Many Americans are not aware that medicines that languish in home cabinets are highly susceptible to diversion, misuse, and abuse. Rates of prescription drug abuse in the U.S. are increasing at high rates, as are the number of accidental poisonings and overdoses due to these drugs. Studies show that a majority of abused prescription drugs are obtained from family and friends, including from the home medicine cabinet. In addition, many Americans do not know how to properly dispose of their unused medicine, often flushing them down the toilet or throwing them away - both potential safety and health hazards.

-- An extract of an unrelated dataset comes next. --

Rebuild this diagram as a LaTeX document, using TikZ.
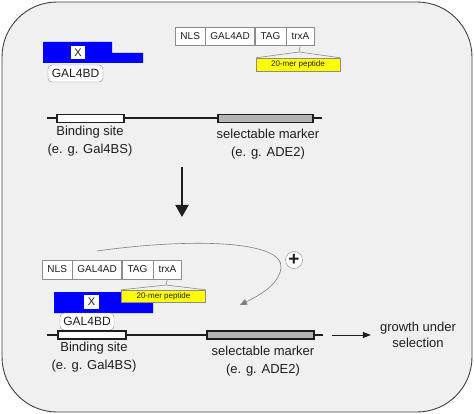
\documentclass[tikz,border=0pt]{standalone}
\usepackage{fontspec}
\setmainfont{Liberation Sans}
\usetikzlibrary{arrows.meta}
\definecolor{panel}{HTML}{F0F0F0}
\definecolor{edge}{HTML}{8C8C8C}
\definecolor{ink}{HTML}{1E1E1E}
\definecolor{marker}{HTML}{B4B4B4}
\definecolor{bait}{HTML}{0000FF}
\definecolor{pep}{HTML}{FFFF00}
\tikzset{
  frame/.style={draw=ink!85, fill=panel, line width=0.9pt, rounded corners=55pt},
  cell/.style={draw=edge, fill=white, minimum height=18pt, inner sep=0pt, text=ink, font=\fontsize{10}{12}\selectfont},
  peptide/.style={draw=edge, fill=pep, minimum width=84pt, minimum height=13pt, inner sep=0pt, text=ink, font=\fontsize{8}{10}\selectfont},
  link/.style={draw=edge, line width=0.6pt},
  xbox/.style={fill=white, minimum width=14pt, minimum height=13pt, inner sep=0pt, text=ink, font=\fontsize{11}{12}\selectfont},
  bd/.style={draw=edge, fill=white, rounded corners=4pt, minimum width=55pt, minimum height=17pt, inner sep=0pt, text=ink, font=\fontsize{12}{14}\selectfont},
  dna/.style={draw=ink, line width=1.4pt},
  site/.style={draw=ink, fill=white, line width=1.1pt, minimum height=8pt, inner sep=0pt},
  note/.style={align=center, inner sep=0pt, text=ink, font=\fontsize{13}{18}\selectfont}
}
\begin{document}
\begin{tikzpicture}[x=1pt, y=-1pt]
  \useasboundingbox (0,0) rectangle (474,414);
  % Panel
  \draw[frame] (2,2) rectangle (472,412);

  % Prey fusion (top)
  \node[cell, minimum width=30pt, anchor=west] (nlsA) at (175,36) {NLS};
  \node[cell, minimum width=49pt, anchor=west] (adA) at (nlsA.east) {GAL4AD};
  \node[cell, minimum width=31pt, anchor=west] (tagA) at (adA.east) {TAG};
  \node[cell, minimum width=28pt, anchor=west] (trxA) at (tagA.east) {trxA};
  \node[peptide] (pepA) at (298,64.5) {20-mer peptide};
  \coordinate (splitA) at (299,52);
  \draw[link] (trxA.south) -- (splitA) -- (pepA.north west);
  \draw[link] (splitA) -- (pepA.north east);

  % Bait (top)
  \fill[bait] (43,42) -- (112,42) -- (112,53) -- (143,53) -- (143,63) -- (43,63) -- cycle;
  \node[xbox] (xA) at (78,53) {X};
  \node[bd] (bdA) at (75.5,73.5) {GAL4BD};

  % Reporter (top)
  \coordinate (dnaA0) at (47,118);
  \coordinate (dnaA1) at (322,118);
  \draw[dna] (dnaA0) -- (dnaA1);
  \node[site, minimum width=67pt] (bsA) at (90.5,118.5) {};
  \node[site, fill=marker, minimum width=95pt] (smA) at (265.5,118.5) {};
  \node[note] (bsAtext) at (90,141) {Binding site\\(e. g. Gal4BS)};
  \node[note] (smAtext) at (268,144.5) {selectable marker\\(e. g. ADE2)};

  % Step arrow
  \coordinate (stepTop) at (182,167);
  \coordinate (stepBot) at (182,217);
  \draw[-{Triangle[width=13pt,length=12pt]}, line width=2pt, ink] (stepTop) -- (stepBot);

  % Recruitment curve
  \coordinate (recS) at (97,251);
  \coordinate (recE) at (240,305);
  \draw[draw=edge!90!black, line width=0.6pt, -{Triangle[width=6pt,length=7pt]}]
    (recS) .. controls (190,238) and (284,240) .. (281,268)
    .. controls (279,285) and (258,296) .. (recE);
  \node[circle, draw=edge, fill=white, minimum size=17pt, inner sep=0pt, text=ink, font=\fontsize{19}{19}\bfseries] (plusB) at (294,260) {+};

  % Prey fusion (bottom)
  \node[cell, minimum width=30pt, minimum height=19pt, anchor=west] (nlsB) at (42,269.5) {NLS};
  \node[cell, minimum width=49pt, minimum height=19pt, anchor=west] (adB) at (nlsB.east) {GAL4AD};
  \node[cell, minimum width=31pt, minimum height=19pt, anchor=west] (tagB) at (adB.east) {TAG};
  \node[cell, minimum width=28pt, minimum height=19pt, anchor=west] (trxB) at (tagB.east) {trxA};

  % Bait (bottom)
  \fill[bait] (54,292) -- (122,292) -- (122,302) -- (153,302) -- (153,313) -- (54,313) -- cycle;
  \node[peptide, minimum height=12pt] (pepB) at (163.5,296) {20-mer peptide};
  \coordinate (splitB) at (166,285);
  \draw[link] (trxB.south) -- (splitB) -- (pepB.north west);
  \draw[link] (splitB) -- (pepB.north east);
  \node[xbox, minimum width=15pt, minimum height=14pt] (xB) at (91.5,302) {X};
  \node[bd, minimum width=54pt] (bdB) at (87,321.5) {GAL4BD};

  % Reporter (bottom)
  \coordinate (dnaB0) at (47,335);
  \coordinate (dnaB1) at (323,335);
  \draw[dna] (dnaB0) -- (dnaB1);
  \node[site, minimum width=68pt] (bsB) at (92,335) {};
  \node[site, fill=marker, minimum width=107pt] (smB) at (260.5,335) {};
  \node[note] (bsBtext) at (94,357) {Binding site\\(e. g. Gal4BS)};
  \node[note] (smBtext) at (263,361) {selectable marker\\(e. g. ADE2)};

  % Output
  \node[note, font=\fontsize{13}{16}\selectfont] (growth) at (418,335) {growth under\\selection};
  \coordinate (outS) at (332,335);
  \draw[ink, line width=0.7pt, -{Triangle[width=6pt,length=8pt]}, shorten >=9pt] (outS) -- (growth.west);
\end{tikzpicture}
\end{document}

"The National Prescription Drug Take-Back campaign will provide a safe way for Americans to dispose of their unwanted prescription drugs," said Michele M. Leonhart, acting administrator of the Drug Enforcement Administration. "This effort symbolizes DEA's commitment to halting the disturbing rise in addiction caused by their misuse and abuse. Working together with our state and local partners, the medical community, anti-drug coalitions, and a concerned public, we will eliminate a major source of abused prescription drugs, and reduce the hazard they pose to our families and communities in a safe, legal, and environmentally sound way."
Other participants in this initiative include the White House Office of National Drug Control Policy; the Partnership for a Drug-Free America; the International Association of Chiefs of Police; the National Association of Attorneys General; the National Association of Boards of Pharmacy; the Federation of State Medical Boards; and the National District Attorneys Association.
Locally, the Newton County Sheriff's Office and DeKalb County Sheriff's Office are participating in the campaign, as are law enforcement in most Atlanta area counties and cities.